Consider the operating environment:

  • Temperature: Standard belts work from -30°C to 80°C. Special materials are needed for extremes.
  • Moisture: Some belts are resistant to water and humidity.
  • Chemicals: Consider chemical resistance if the belt will be exposed to oils, solvents, or other chemicals.
  • Dust/Dirt: Some belts are better suited for dirty environments.

5. Load Characteristics

Consider the nature of the load:

  • Constant Load: Most belt types work well.
  • Variable Load: V-belts or timing belts handle fluctuations better.
  • Shock Loads: Flat belts or timing belts are better for sudden load changes.
  • Reversing Loads: Timing belts are best for applications that change direction frequently.

6. Precision Requirements

For applications requiring precise positioning or timing:

  • High Precision: Timing belts (synchronous belts) are the only option.
  • Moderate Precision: V-belts or ribbed belts may suffice.
  • Low Precision: Flat belts are acceptable.

7. Space Constraints

Consider the available space:

  • Compact Spaces: V-belts or timing belts take up less space.
  • Open Spaces: Flat belts can be used for longer center distances.

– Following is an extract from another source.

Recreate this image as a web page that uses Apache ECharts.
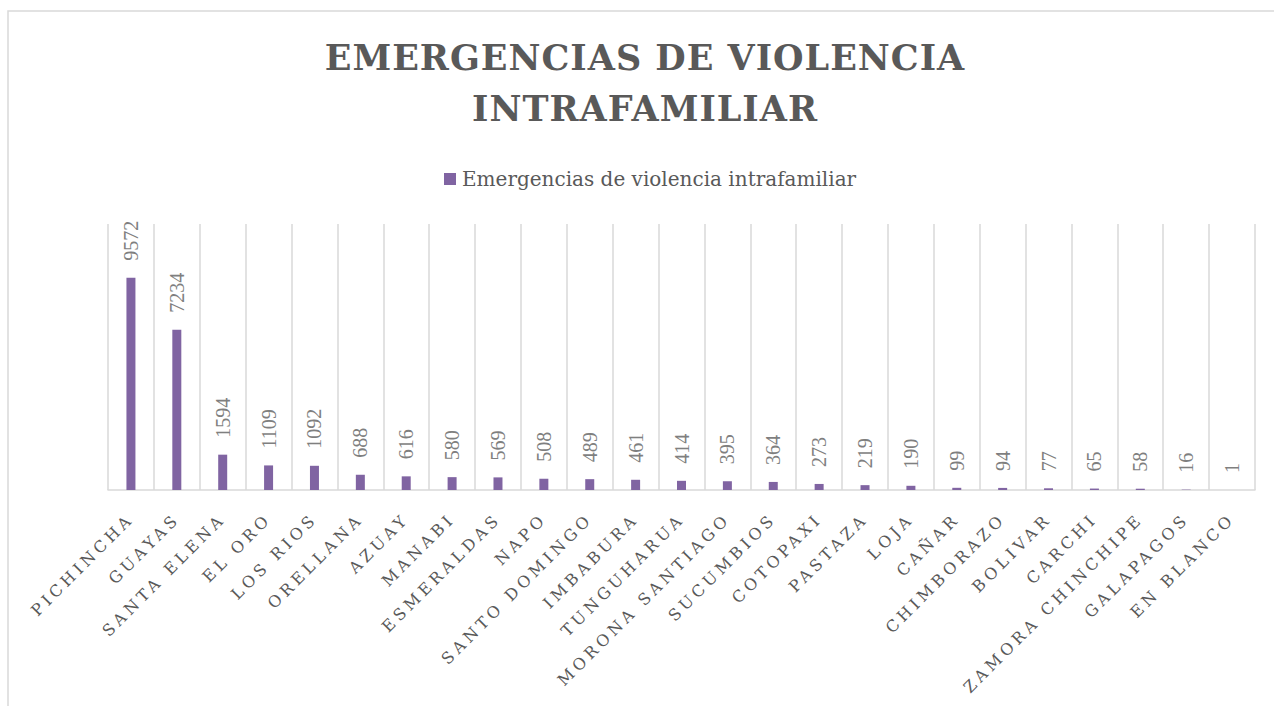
<!DOCTYPE html>
<html>
<head>
<meta charset="utf-8">
<script src="https://cdn.jsdelivr.net/npm/echarts@6/dist/echarts.min.js"></script>
<style>
  html, body { margin: 0; padding: 0; background: #fff; }
  #chart { width: 1274px; height: 706px; }
  #chart text[style*="35px"] { letter-spacing: 1px; }
  #chart text[style*="16px"] { letter-spacing: 4px; }
</style>
</head>
<body>
<div id="chart"></div>
<script>
const categories = ['PICHINCHA', 'GUAYAS', 'SANTA ELENA', 'EL ORO', 'LOS RIOS', 'ORELLANA', 'AZUAY', 'MANABI', 'ESMERALDAS', 'NAPO', 'SANTO DOMINGO', 'IMBABURA', 'TUNGUHARUA', 'MORONA SANTIAGO', 'SUCUMBIOS', 'COTOPAXI', 'PASTAZA', 'LOJA', 'CAÑAR', 'CHIMBORAZO', 'BOLIVAR', 'CARCHI', 'ZAMORA CHINCHIPE', 'GALAPAGOS', 'EN BLANCO'];
const values = [9572, 7234, 1594, 1109, 1092, 688, 616, 580, 569, 508, 489, 461, 414, 395, 364, 273, 219, 190, 99, 94, 77, 65, 58, 16, 1];
const seriesName = 'Emergencias de violencia intrafamiliar';
const titleText = 'EMERGENCIAS DE VIOLENCIA\nINTRAFAMILIAR';

const chart = echarts.init(document.getElementById('chart'), null, { renderer: 'svg' });
chart.setOption({
  animation: false,
  backgroundColor: '#ffffff',
  graphic: [{
    type: 'rect',
    shape: { x: 8, y: 11, width: 1400, height: 900 },
    style: { fill: 'none', stroke: '#d9d9d9', lineWidth: 1.5 },
    silent: true
  }],
  title: {
    text: titleText,
    left: 640,
    top: 27,
    textAlign: 'center',
    textStyle: {
      fontFamily: "'DejaVu Serif', serif",
      fontWeight: 'bold',
      fontSize: 35,
      lineHeight: 51,
      color: '#595959'
    }
  },
  legend: {
    left: 439,
    top: 164,
    itemWidth: 12,
    itemHeight: 12,
    itemGap: 6,
    icon: 'rect',
    textStyle: {
      fontFamily: "'DejaVu Serif', serif",
      fontSize: 20,
      color: '#595959',
      padding: [0, 0, 0, 1]
    },
    data: [seriesName]
  },
  grid: { left: 108, right: 19, top: 224, bottom: 216, containLabel: false },
  xAxis: {
    type: 'category',
    data: categories,
    boundaryGap: true,
    axisLine: { show: true, lineStyle: { color: '#d9d9d9', width: 1.5 } },
    axisTick: { show: false },
    splitLine: { show: true, interval: 0, lineStyle: { color: '#d9d9d9', width: 1.5 } },
    axisLabel: {
      interval: 0,
      rotate: 45,
      margin: 26,
      fontFamily: "'DejaVu Serif', serif",
      fontSize: 16,
      color: '#595959'
    }
  },
  yAxis: {
    type: 'value',
    min: 0,
    max: 12000,
    interval: 2000,
    show: false,
    splitLine: { show: false }
  },
  series: [{
    name: seriesName,
    type: 'bar',
    data: values,
    barWidth: 9,
    itemStyle: { color: '#8064a2' },
    label: {
      show: true,
      position: 'top',
      distance: 17,
      rotate: 90,
      align: 'left',
      verticalAlign: 'middle',
      fontFamily: "'Liberation Serif', serif",
      fontSize: 20,
      color: '#7f7f7f'
    }
  }]
});
</script>
</body>
</html>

8. Maintenance Considerations

Think about maintenance requirements:

  • Low Maintenance: Timing belts require the least maintenance (no tensioning needed if properly installed).
  • Moderate Maintenance: V-belts and ribbed belts require periodic tension checks.
  • High Maintenance: Flat belts may require more frequent adjustment and replacement.

Selection Process:

  1. Determine power, speed, and ratio requirements
  2. Measure center distance and pulley sizes
  3. Assess environmental conditions
  4. Consider load characteristics
  5. Evaluate precision needs
  6. Check space constraints
  7. Consider maintenance capabilities
  8. Consult manufacturer catalogs or use selection software
  9. Verify with the manufacturer if unsure

Most belt manufacturers provide selection guides and software tools to help with this process.